Deficit and depression -- that's how many describe the Detroit Public School System.
Robert Bobb, the district's emergency financial manager was assigned to dig it out of what's grown to a $327 million hole. He testified in Lansing on Wednesday asking for the state's help to avoid bankruptcy; but some lawmakers are skeptical about the state's responsibility to help save Detroit's Public School System.
"We can cut the deficit to zero but at the end of the day what would the school district look like?" asked Bobb.
Bobb has made layoffs, outsourced services, even closed schools. But also on his watch: the deficit grew by $100 million and enrollment is steadily declining. But he has a plan, he just need's the state's help. He's proposing that the state essentially co-sign Detroit's debt thereby giving them a shot at better repayment options.
"By enacting legislation, it wouldn't cost one dime," said Bobb. "Burden is not shifted to the state."
But Democratic and Republican lawmakers are still skeptical.
While there is no financial obligation passed on to taxpayers, there is risk, "You wouldn't come to us if there wasn't risk," said Rep Tom McMillin (R-Rochester Hills).
"Until we're able to stabilize the DPS system, we can't really talk about how children are educated," said Rep. Lisa Howze, (D-Detroit).
Lawmakers say the catastrophic problems that preceded Bobb should not be an excuse.

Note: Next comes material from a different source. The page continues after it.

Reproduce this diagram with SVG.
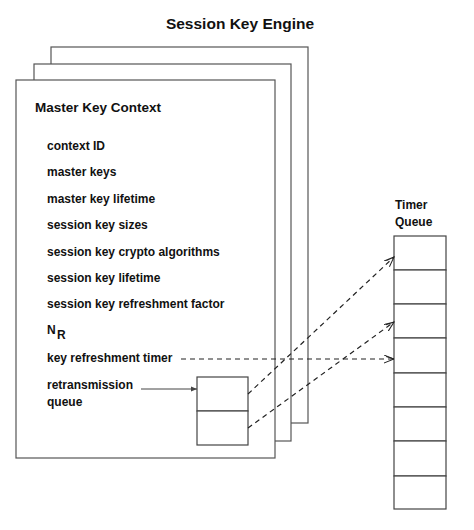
<svg xmlns="http://www.w3.org/2000/svg" width="474" height="530" viewBox="0 0 474 530">
<style>
.frame{fill:#fff;stroke:#555;stroke-width:1.2}
.cell{fill:#fff;stroke:#444;stroke-width:1.2}
text{font-family:"Liberation Sans",Arial,sans-serif;font-weight:bold;fill:#111}
.item{font-size:12px}
.dash{fill:none;stroke:#222;stroke-width:1.2;stroke-dasharray:5 4}
.solid{fill:none;stroke:#444;stroke-width:1}
</style>
<defs>
<marker id="open" markerWidth="12" markerHeight="10" refX="10" refY="4" orient="auto" markerUnits="userSpaceOnUse">
<path d="M0,0 L10,4 L0,8 M2,1.5 L10,4" fill="none" stroke="#222" stroke-width="1"/>
</marker>
<marker id="solidhead" markerWidth="8" markerHeight="6" refX="6" refY="3" orient="auto" markerUnits="userSpaceOnUse">
<path d="M0,0.5 L6,3 L0,5.5 Z" fill="#444"/>
</marker>
</defs>
<rect width="474" height="530" fill="#fff"/>
<text x="240" y="29" font-size="15.5" text-anchor="middle">Session Key Engine</text>
<g id="context-back"><rect class="frame" x="51" y="47" width="257" height="376"/></g>
<g id="context-middle"><rect class="frame" x="34" y="64" width="257" height="377"/></g>
<g id="master-key-context">
<rect class="frame" x="16" y="80" width="259" height="378"/>
<text x="35" y="112" font-size="13.5">Master Key Context</text>
<text class="item" x="47" y="150">context ID</text>
<text class="item" x="47" y="176">master keys</text>
<text class="item" x="47" y="203">master key lifetime</text>
<text class="item" x="47" y="229">session key sizes</text>
<text class="item" x="47" y="256">session key crypto algorithms</text>
<text class="item" x="47" y="282">session key lifetime</text>
<text class="item" x="47" y="308">session key refreshment factor</text>
<text class="item" x="47" y="334">N<tspan x="57" y="339">R</tspan></text>
<text class="item" x="47" y="362">key refreshment timer</text>
<text class="item" x="47" y="389">retransmission</text>
<text class="item" x="47" y="406">queue</text>
</g>
<g id="retransmission-queue">
<rect class="cell" x="197" y="377" width="51" height="34"/>
<rect class="cell" x="197" y="411" width="51" height="34"/>
</g>
<g id="timer-queue">
<text x="395" y="209" font-size="12">Timer</text>
<text x="395" y="226" font-size="12">Queue</text>
<rect class="cell" x="394" y="236" width="52" height="34"/>
<rect class="cell" x="394" y="270" width="52" height="34"/>
<rect class="cell" x="394" y="304" width="52" height="34"/>
<rect class="cell" x="394" y="338" width="52" height="35"/>
<rect class="cell" x="394" y="373" width="52" height="34"/>
<rect class="cell" x="394" y="407" width="52" height="34"/>
<rect class="cell" x="394" y="441" width="52" height="35"/>
<rect class="cell" x="394" y="476" width="52" height="33"/>
</g>
<g id="connectors">
<line class="solid" x1="141" y1="389" x2="197" y2="389" marker-end="url(#solidhead)"/>
<line class="dash" x1="181" y1="359" x2="394" y2="359" marker-end="url(#open)"/>
<line class="dash" x1="248" y1="394" x2="394" y2="257" marker-end="url(#open)"/>
<line class="dash" x1="248" y1="428" x2="394" y2="322" marker-end="url(#open)"/>
</g>
</svg>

"When you're given a situation you need to be able to access it, own up to it and move from that point forward," said Rep. Howze.
Despite the deep hole that DPS has fallen into, Bobb remains optimistic.
"With the strong academic programs we've put in place, if those plans were to conitnue for some period of time, I actually believe this --- DPS will emerge within the next five years as one of the strongest public school systems in the nation," said Bobb.